House Minority Leader Hakeem Jeffries, D-N.Y., left, and Senate Minority Leader Charles Schumer, D-N.Y., right, have called on House and Senate Republicans to meet to chart budget negotiations ahead of a Sept. 30 deadline. Kevin Dietsch / Getty Images
After Senate moves bipartisan spending bills, Dem leaders request sit down on shutdown-aversion plan
The Senate is moving fiscal 2026 funding measures with ease but there is still no overall strategy in Congress.
The House and Senate Democratic leaders are asking their Republican counterparts to meet regarding government funding for fiscal 2026, warning that a failure to do so could result in a government shutdown come October.
The Aug. 4 letter followed the Senate last week approving the first three appropriations bills for next year of the 12 Congress must pass annually. The bills to fund the departments of Veterans Affairs and Agriculture, as well as the legislative branch, won broad, bipartisan support. Unlike those put forward by House Republicans, the measures would provide modest spending boosts for the covered agencies.
In their letter to House Speaker Mike Johnson, R-La., and Senate Majority Leader John Thune, R-S.D., Sen. Chuck Schumer, D-N.Y., and Rep. Hakeem Jeffries, D-N.Y., the minority leaders in the Senate and House, respectively, noted the Sept. 30 funding deadline is fast approaching and their counterparts would have to work with them to “avert a painful, unnecessary shutdown at the end of September.”
They asked Thune and Johnson to quickly convene a meeting to discuss a path forward for fiscal 2026 funding.
Thune recently told Politico that a stopgap spending bill will be necessary to avoid a shutdown at the end of September, but said he hopes Congress will have already sent several appropriations bills to President Trump for his signature before that deadline. A continuing resolution would then only be necessary to keep the agencies afloat that were not otherwise covered by a full-year bill.

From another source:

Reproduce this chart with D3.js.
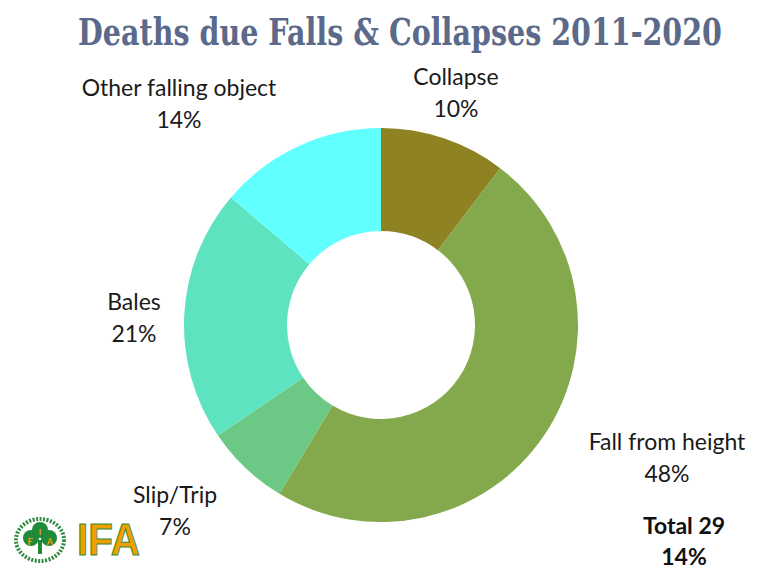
<!DOCTYPE html>
<html><head><meta charset="utf-8">
<script src="https://cdn.jsdelivr.net/npm/d3@7"></script>
<style>body{margin:0;background:#fff}svg{display:block}</style>
</head><body>
<svg id="c" width="768" height="576"></svg>
<script>
const categories = ["Collapse", "Fall from height", "Slip/Trip", "Bales", "Other falling object"];
const deaths = [3, 14, 2, 6, 4];
const percentLabels = ["10%", "48%", "7%", "21%", "14%"];
const colors = ["#8F8223", "#84A84C", "#6CC985", "#5EE3C1", "#62FFFF"];
const totalLabel = "Total 29";
const totalPct = "14%";
const titleText = "Deaths due Falls & Collapses 2011-2020";

// layout (label anchor centres)
const labelPos = [[456, 77], [667, 442], [175, 495], [134, 302], [179, 88]];

const svg = d3.select("#c");
const cx = 381, cy = 325, R = 197, r = 94;

const tg = svg.append("g");
const t = tg.append("text").attr("x", 0).attr("y", 0).attr("text-anchor", "middle")
  .attr("font-family", "DejaVu Serif").attr("font-weight", "bold").attr("font-size", 37)
  .attr("fill", "#5B6A8A").text(titleText);
const w = t.node().getComputedTextLength();
tg.attr("transform", `translate(400,45) scale(${Math.min(1, 644 / w)},1)`);

const pie = d3.pie().sort(null).value(d => d)(deaths);
const arc = d3.arc().innerRadius(r).outerRadius(R);
const g = svg.append("g").attr("transform", `translate(${cx},${cy})`);
g.selectAll("path").data(pie).join("path").attr("d", arc).attr("fill", (d, i) => colors[i]);

const lab = svg.append("g").attr("font-family", "Lato").attr("font-size", 23).attr("fill", "#1a1a1a")
  .attr("text-anchor", "middle");
categories.forEach((c, i) => {
  const [x, y] = labelPos[i];
  lab.append("text").attr("x", x).attr("y", y).attr("dy", "0.35em").text(c);
  lab.append("text").attr("x", x).attr("y", y + 32).attr("dy", "0.35em").text(percentLabels[i]);
});
lab.append("text").attr("x", 684).attr("y", 526).attr("dy", "0.35em").attr("font-weight", "bold").attr("fill", "#111").text(totalLabel);
lab.append("text").attr("x", 684).attr("y", 557).attr("dy", "0.35em").attr("font-weight", "bold").attr("fill", "#111").text(totalPct);

// IFA logo
const logo = svg.append("g");
logo.append("ellipse").attr("cx", 40).attr("cy", 540).attr("rx", 24).attr("ry", 21)
  .attr("fill", "none").attr("stroke", "#2E8B3E").attr("stroke-width", 4).attr("stroke-dasharray", "2 1.5");
[[-9, -4], [9, -4], [0, -12]].forEach(([dx, dy]) => {
  logo.append("circle").attr("cx", 40 + dx).attr("cy", 542 + dy).attr("r", 8).attr("fill", "#1F8A3A");
});
logo.append("rect").attr("x", 38).attr("y", 540).attr("width", 4).attr("height", 14).attr("fill", "#1F8A3A");
logo.append("text").attr("x", 30).attr("y", 545).attr("font-family", "Lato").attr("font-weight", "bold")
  .attr("font-size", 9).attr("fill", "#F0A000").attr("text-anchor", "middle").text("F");
logo.append("text").attr("x", 50).attr("y", 545).attr("font-family", "Lato").attr("font-weight", "bold")
  .attr("font-size", 9).attr("fill", "#F0A000").attr("text-anchor", "middle").text("A");
logo.append("text").attr("x", 40).attr("y", 535).attr("font-family", "Lato").attr("font-weight", "bold")
  .attr("font-size", 8).attr("fill", "#F0A000").attr("text-anchor", "middle").text("I");
logo.append("text").attr("x", 77).attr("y", 555).attr("font-family", "Liberation Sans").attr("font-weight", "bold")
  .attr("font-size", 44).attr("fill", "#F0A000").attr("stroke", "#3A8A3A").attr("stroke-width", 1)
  .attr("textLength", 63).attr("lengthAdjust", "spacingAndGlyphs").text("IFA");
</script>
</body></html>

Some Republicans have floated another full-year CR, as Congress passed for the current fiscal year, but leadership for now is seeking to avoid such a fate. Sen. Susan Collins, R-Maine, who chairs the Senate Appropriations Committee, and Thune have suggested they usher through another package of spending bills when Congress returns from its August recess.
Collins’ panel has already approved eight of the 12 annual funding bills, nearly all of which cleared the committee with little resistance. Those measures generally rejected Trump’s proposed cuts and instead provided most agencies with modest funding bumps.
The House has cleared just two spending bills after approving nine at the committee level, but has done so along party lines. Republicans in the lower chamber have also rejected most of Trump’s most dramatic cut proposals, but have still voted to reduce spending for most agencies while demanding significant staffing cuts at many of them.
Final approval of any spending plan will require 60 votes in the Senate, meaning Republicans will have to win support of at least some Democrats. Schumer and Jeffries said they are ready to work in a bipartisan manner, though some members of their party have suggested taking a hard-line approach after Republicans approved a rescissions package the White House requested to claw back more than $9 billion in previously approved funding. Those lawmakers could become even more entrenched in their position if the White House makes another such request, or if Office of Management and Budget Director Russ Vought follows through on his threat to unilaterally withhold funds at the end of the fiscal year through a “pocket rescission.”
Senate Democrats have so far worked with Republicans to approve spending bills, saying Congress must assert its power of the purse.
“I believe Congress should decide how to spend taxpayer dollars, not Russ Vought or the president,” Sen. Patty Murray, D-Wash., said after the Senate approved its funding packages on Friday. “I strongly believe that the bills we passed tonight, and the other bipartisan bills we are writing, are the best path forward for us to get the best outcome for our communities.”
The Government Accountability Office on Tuesday issued a report that the Trump administration violated the Impoundment Control Act by illegally withholding funds for the National Institutes of Health, the watchdog’s fifth such finding this year.